Value (colour): fix or determine the value of; assign a value to, RGB and Hexadecimal Color Codes
Colors are made up of 3 sets of RGB numbers representing the amount of Red, Green and Blue contained within a color. These colors are represented as hexadecimal values.
For example, the hexadecimal numbers for black is #000000. The first two numbers (00) represent the amount of red the color contains. The second two numbers (00) represent the amount of green and the last two numbers (00) represent the amount of blue the color contains. When a color, such as black, contains 00 amount of red, green or blue, this means it contains no amount of that color or 0%.
However, colors containing RGB values of FF contain the most amount of a color or 100%. For example, the hexadecimal value for white is #FFFFFF, which means it contains the most amount of red, green and blue.

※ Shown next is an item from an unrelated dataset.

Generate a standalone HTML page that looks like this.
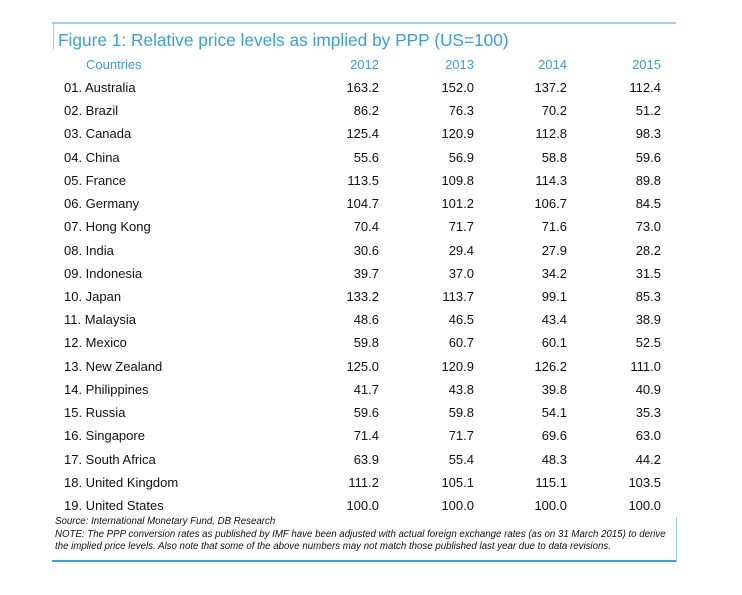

The hexadecimal numbers for red are FF0000. To help you to understand this a little bit better, if we break down the hexadecimal numbers, we will find that the color red contains FF amount of red, which is the highest amount. It contains 00 amount of green and 00 amount of blue, both of which are the lowest.
Vector: A vector based graphic is described in terms of lines and shapes, not in terms of dots. These files scale better than bit-mapped images.
WYSIWYG: is an acronym for What You See Is What You Get. The term is used in computing to describe a system in which content displayed during editing appears very similar to the final output, which might be a printed document, web page, slide presentation or even the lighting for a theatrical.
XML: Extensible Markup Language; a flexible text format for creating structured computer documents.